Claimant seeks leave to renew and reargue the Court’s decision and order dated May 8, 2007 which granted Defendant’s motion (M-72650) for summary judgment and dismissed the claim (see Gray v State of New York, Ct Cl, May 8, 2007, Moriarty, J., Claim No. 109750, Motion Nos. M-72650 and CM-72769, UID # 2007-037-023).[1]

Procedurally, a motion for leave to renew must be based on new information that was not in existence or was unavailable at the time of the original motion that would change the prior determination, or it must be based on a change in the law that would alter the prior determination (see CPLR 2221 (e) (2); Boreanaz v Facer-Kreidler, 2 AD3d 1481 [2003]). In his accompanying affidavit, the Claimant states that “[p]rior to April of 2007"[2] he reported that the water was not working in his apartment located at the Defendant’s housing facility where he resided. According to Claimant, some unspecified person subsequently told him that he could no longer live in the apartment because of this condition. Claimant then surmises that Correction Officer Kraft or the management of the apartment facility was somehow involved with the broken shower or with his unsubstantiated eviction from his apartment. While Claimant’s counsel argues that the purported new information was not known nor available at the time of the original motion, Claimant admits in his affidavit that at least part, if not all, of this information was in existence and known to him prior to April of 2007 when oral argument on the original motion was heard, and yet, Claimant fails to set forth any justification for his failure to present this information on the prior motion (Patel v Exxon Corp., 11 AD3d 916 [2004]). Moreover, the unsubstantiated and speculative nature of the purported new information contained in Claimant’s affidavit would not change the prior determination. Claimant has failed to comply with the prerequisites of CPLR 2221 (e) and thus, his motion to renew must be denied.
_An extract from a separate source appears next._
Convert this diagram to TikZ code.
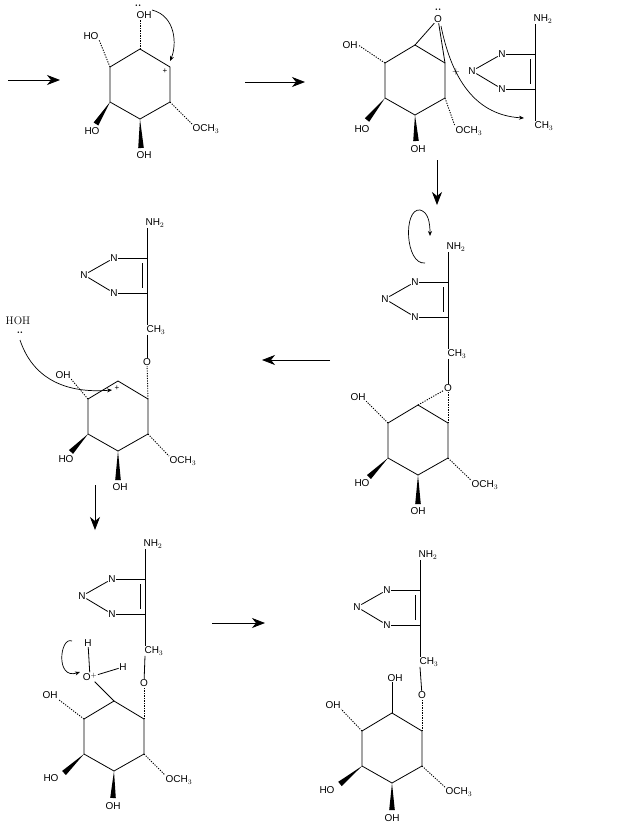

A motion for leave to reargue is addressed to the discretion of the Court and is designed to afford a party an opportunity to establish that the Court overlooked or misapprehended relevant facts or controlling principles of law (CPLR 2221 [d]). Its purpose is not to afford the unsuccessful party an opportunity to reargue or rehash the same questions previously decided (Fosdick v Town of Hempstead, 126 NY 651 [1891]). Nor does a motion for leave to reargue afford the unsuccessful party an opportunity to advance new arguments or take new positions not previously raised on the original motion (Simpson v Loehmann, 21 NY2d 990 [1968]; Foley v Roche, 68 AD2d 558 [1979]).
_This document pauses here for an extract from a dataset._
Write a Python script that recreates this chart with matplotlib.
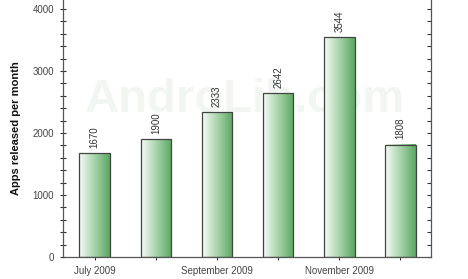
import numpy as np
import matplotlib
matplotlib.use("Agg")
import matplotlib.pyplot as plt
from matplotlib.colors import LinearSegmentedColormap
from matplotlib.ticker import MultipleLocator

months = ["July 2009", "August 2009", "September 2009", "October 2009", "November 2009", "December 2009"]
apps = [1670, 1900, 2333, 2642, 3544, 1808]
shown_labels = ["July 2009", "", "September 2009", "", "November 2009", ""]
y_ticks = [0, 1000, 2000, 3000, 4000]

plt.rcParams['font.family'] = ['Liberation Sans', 'DejaVu Sans']

fig = plt.figure(figsize=(4.68, 2.79), dpi=100)
ax = fig.add_axes([0.1346, 0.079, 0.921 - 0.1346, 0.921])

cmap = LinearSegmentedColormap.from_list("g", ["#f6fbf6", "#a8d4ab", "#5aa862"])
grad = np.linspace(0, 1, 64).reshape(1, -1)
x = np.arange(len(apps))
w = 0.5
for xi, v in zip(x, apps):
    ax.imshow(grad, cmap=cmap, aspect='auto', extent=(xi - w / 2, xi + w / 2, 0, v),
              zorder=2, interpolation='bilinear')
    ax.add_patch(plt.Rectangle((xi - w / 2, 0), w, v, fill=False, edgecolor='#444444',
                               linewidth=0.9, zorder=3))
    ax.text(xi, v + 90, str(v), rotation=90, ha='center', va='bottom',
            fontsize=7, color='#333333', zorder=4)

ax.text(2.45, 2530, "AndroLib.com", fontsize=34, fontweight='bold', color='#f2f6f2',
        ha='center', va='center', zorder=1)

ax.set_xlim(-0.52, 5.5)
ax.set_ylim(0, 4145)
ax.set_xticks(x)
ax.set_xticklabels(shown_labels, fontsize=7, color='#444444')
ax.set_yticks(y_ticks)
ax.set_yticklabels([str(t) for t in y_ticks], fontsize=7, color='#444444')
ax.yaxis.set_minor_locator(MultipleLocator(200))
ax.tick_params(axis='y', which='both', direction='inout', length=5, width=0.8, color='#333333',
               right=False, pad=4)
ax.tick_params(axis='y', which='minor', length=4)
ax.tick_params(axis='x', direction='inout', length=5, width=0.8, color='#333333', pad=4)

sec = ax.secondary_yaxis('right')
sec.set_yticks(y_ticks)
sec.yaxis.set_minor_locator(MultipleLocator(200))
sec.tick_params(axis='y', which='both', direction='in', length=3, width=0.8, color='#333333',
                labelright=False)
sec.spines['right'].set_color('#555555')
sec.spines['right'].set_linewidth(0.9)

ax.spines['top'].set_visible(False)
ax.spines['right'].set_visible(False)
for s in ['left', 'bottom']:
    ax.spines[s].set_color('#555555')
    ax.spines[s].set_linewidth(0.9)

ax.set_ylabel("Apps released per month", fontsize=8, fontweight='bold', color='#111111', labelpad=8)

fig.savefig("out.png", dpi=100)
Other than attempting to introduce new facts through his affidavit which may not be considered on a motion to reargue (Phillips v Village of Oriskany, 57 AD2d 110 [1977]) and generally alleging that the Court misapprehended relevant facts or principles of law, Claimant merely reiterates the same arguments that were weighed and considered on the original motion and fails to convince the Court that any material facts or controlling principles of law were overlooked or misapprehended. Accordingly, Claimant’s motion for leave to reargue must be denied.
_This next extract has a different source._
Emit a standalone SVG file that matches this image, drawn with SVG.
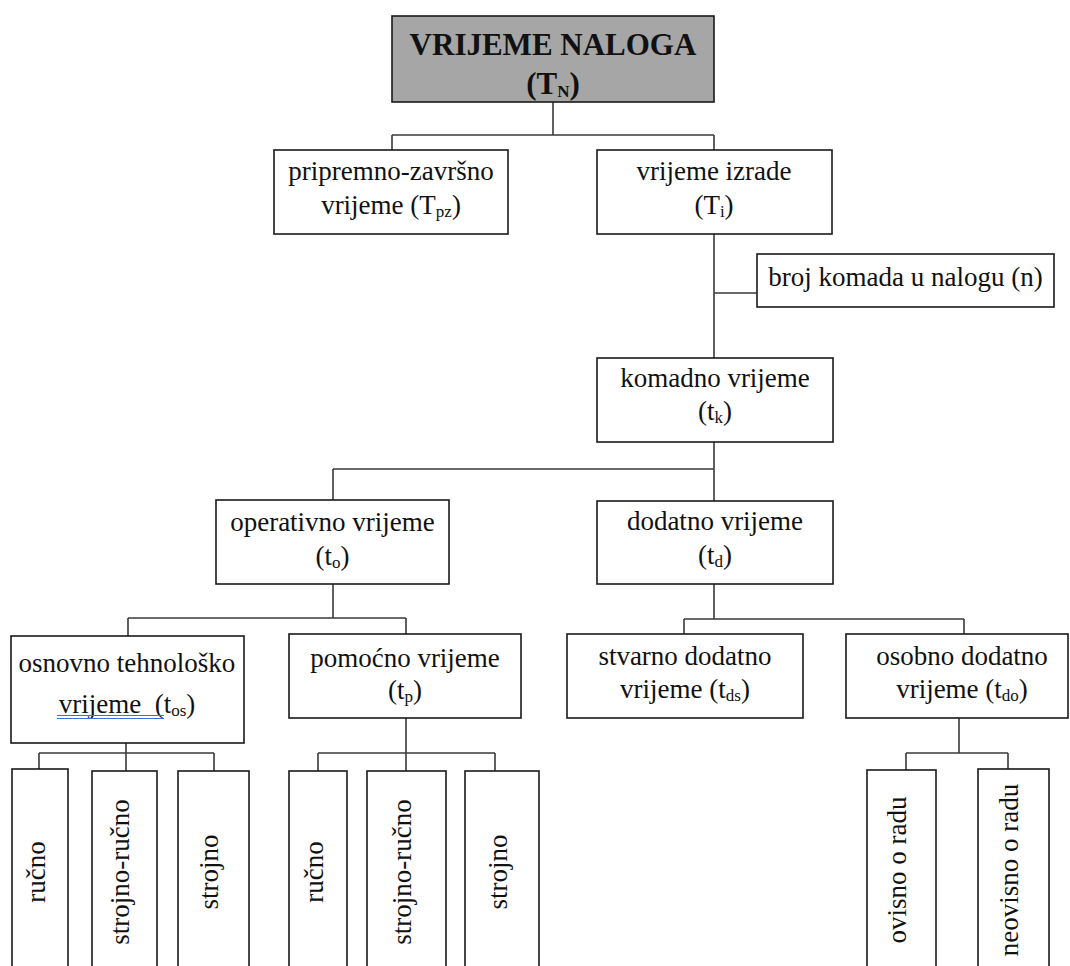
<svg xmlns="http://www.w3.org/2000/svg" width="1070" height="966" viewBox="0 0 1070 966">
<style>
.bx{fill:#fff;stroke:#1a1a1a;stroke-width:1.6}
.tt{font-family:"Liberation Serif","Times New Roman",serif;font-size:27px;fill:#111;text-anchor:middle}
.ti{font-family:"Liberation Serif","Times New Roman",serif;font-size:31px;font-weight:bold;fill:#111;text-anchor:middle}
.sb{font-size:17px}
.cn{fill:none;stroke:#3a3a3a;stroke-width:1.6}
</style>
<rect width="1070" height="966" fill="#fff"/>
<g id="connectors" class="cn">
<path d="M553,102V135M392,135H714M392,135V150M714,135V150"/>
<path d="M714,234V358M714,293H757"/>
<path d="M714,442V501M333,469H714M333,469V500"/>
<path d="M333,584V618M128,618H406M128,618V636M406,618V634"/>
<path d="M714,584V619M684,619H964M684,619V634M964,619V634"/>
<path d="M126,743V775M39,753H214M39,753V769M214,753V771"/>
<path d="M406,718V771M318,753H495M318,753V771M495,753V771"/>
<path d="M959,718V753M906,753H1008M906,753V770M1008,753V769"/>
</g>
<g id="n-vrijeme-naloga">
<rect x="392" y="16" width="322" height="86" fill="#a6a6a6" stroke="#1a1a1a" stroke-width="1.6"/>
<text class="ti" x="553" y="55">VRIJEME NALOGA</text>
<text class="ti" x="553" y="94">(T<tspan class="sb" font-size="20" dy="3">N</tspan><tspan dy="-3">)</tspan></text>
</g>
<g id="n-pripremno">
<rect class="bx" x="274" y="150" width="234" height="84"/>
<text class="tt" x="391" y="180">pripremno-završno</text>
<text class="tt" x="391" y="214">vrijeme (T<tspan class="sb" dy="3">pz</tspan><tspan dy="-3">)</tspan></text>
</g>
<g id="n-izrade">
<rect class="bx" x="597" y="150" width="235" height="84"/>
<text class="tt" x="714" y="180">vrijeme izrade</text>
<text class="tt" x="714" y="214">(T<tspan class="sb" dy="3">i</tspan><tspan dy="-3">)</tspan></text>
</g>
<g id="n-broj">
<rect class="bx" x="757" y="254" width="297" height="53"/>
<text class="tt" x="905.5" y="286">broj komada u nalogu (n)</text>
</g>
<g id="n-komadno">
<rect class="bx" x="597" y="358" width="236" height="84"/>
<text class="tt" x="715" y="387">komadno vrijeme</text>
<text class="tt" x="715" y="420">(t<tspan class="sb" dy="3">k</tspan><tspan dy="-3">)</tspan></text>
</g>
<g id="n-operativno">
<rect class="bx" x="216" y="500" width="233" height="84"/>
<text class="tt" x="332.5" y="531">operativno vrijeme</text>
<text class="tt" x="332.5" y="565">(t<tspan class="sb" dy="3">o</tspan><tspan dy="-3">)</tspan></text>
</g>
<g id="n-dodatno">
<rect class="bx" x="597" y="501" width="236" height="83"/>
<text class="tt" x="715" y="530">dodatno vrijeme</text>
<text class="tt" x="715" y="564">(t<tspan class="sb" dy="3">d</tspan><tspan dy="-3">)</tspan></text>
</g>
<g id="n-osnovno">
<rect class="bx" x="11" y="636" width="233" height="107"/>
<text class="tt" x="127" y="672">osnovno tehnološko</text>
<text class="tt" x="127" y="713" xml:space="preserve">vrijeme  (t<tspan class="sb" dy="3">os</tspan><tspan dy="-3">)</tspan></text>
<path d="M57,715.5H164M57,718.5H164" stroke="#3d6fd6" stroke-width="1.2" fill="none"/>
</g>
<g id="n-pomocno">
<rect class="bx" x="289" y="634" width="232" height="84"/>
<text class="tt" x="405" y="667">pomoćno vrijeme</text>
<text class="tt" x="405" y="699">(t<tspan class="sb" dy="3">p</tspan><tspan dy="-3">)</tspan></text>
</g>
<g id="n-stvarno">
<rect class="bx" x="567" y="634" width="236" height="84"/>
<text class="tt" x="685" y="665">stvarno dodatno</text>
<text class="tt" x="685" y="698">vrijeme (t<tspan class="sb" dy="3">ds</tspan><tspan dy="-3">)</tspan></text>
</g>
<g id="n-osobno">
<rect class="bx" x="846" y="634" width="222" height="84"/>
<text class="tt" x="962" y="665">osobno dodatno</text>
<text class="tt" x="962" y="698">vrijeme (t<tspan class="sb" dy="3">do</tspan><tspan dy="-3">)</tspan></text>
</g>
<g id="n-os-rucno">
<rect class="bx" x="12" y="769" width="56" height="230"/>
<text class="tt" transform="translate(45,872) rotate(-90)">ručno</text>
</g>
<g id="n-os-strojno-rucno">
<rect class="bx" x="92" y="771" width="65" height="230"/>
<text class="tt" transform="translate(129,872) rotate(-90)">strojno-ručno</text>
</g>
<g id="n-os-strojno">
<rect class="bx" x="178" y="771" width="71" height="230"/>
<text class="tt" transform="translate(218,872) rotate(-90)">strojno</text>
</g>
<g id="n-po-rucno">
<rect class="bx" x="289" y="771" width="58" height="230"/>
<text class="tt" transform="translate(323,872) rotate(-90)">ručno</text>
</g>
<g id="n-po-strojno-rucno">
<rect class="bx" x="367" y="771" width="79" height="230"/>
<text class="tt" transform="translate(411,872) rotate(-90)">strojno-ručno</text>
</g>
<g id="n-po-strojno">
<rect class="bx" x="465" y="771" width="74" height="230"/>
<text class="tt" transform="translate(507,872) rotate(-90)">strojno</text>
</g>
<g id="n-ovisno">
<rect class="bx" x="867" y="770" width="69" height="230"/>
<text class="tt" transform="translate(906,870) rotate(-90)">ovisno o radu</text>
</g>
<g id="n-neovisno">
<rect class="bx" x="978" y="769" width="71" height="230"/>
<text class="tt" transform="translate(1018,870) rotate(-90)">neovisno o radu</text>
</g>
</svg>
Finally, Claimant’s counsel forwarded to the Court by facsimile dated November 12, 2007, a copy of the decision Matter of New York State Dept. of Correctional Servs. v State Div. of Human Rights, 28 AD3d 906 (2006). While Claimant fails to state whether he is submitting this decision in support of his motion to renew or his motion to reargue, he does indicate that this decision seems “to mirror the case before the Court.” Nothing in this Third Department case, however, changes or alters the state of the law and, therefore, it is not relevant to Claimant’s motion to renew. Nor is it relevant to Claimant’s motion to reargue. This case was decided on April 13, 2006, before oral argument on the original motion for summary judgment herein, and was known to the Court and considered by the Court in rendering its initial decision. Moreover, this Court did not misapprehend the Third Department decision which held that the record therein supported the conclusion that the workplace was “permeated with discriminatory intimidation ...”(see Matter of New York State Dept. of Correctional Servs. v State Div. of Human Rights, supra at 906, citing Forrest v Jewish Guild for the Blind, 3 NY3d 295, 310 [2004]). A similar conclusion was not reached by this Court in deciding the summary judgment motion nor could it have been reached on the record before this Court. Accordingly, nothing in this recent Third Department decision changes the law or was misapprehended and in no way affects or alters this Court’s decision to deny Claimant’s motion to renew or Claimant’s motion to reargue.

Accordingly, it is hereby

ORDERED, that Claimant’s motion M-73850 for leave to renew or reargue is denied.

January 10, 2008
Buffalo, New York

Judge of the Court of Claims

[1]. This and other unreported Court of Claims decisions may be found on the Court’s website at
[2]. Defendant’s motion for summary judgment (M-72650) and Claimant’s cross-motion (CM-72769), which are the subject of Claimant’s present motion for leave to renew and reargue, were heard by the Court on April 25, 2007.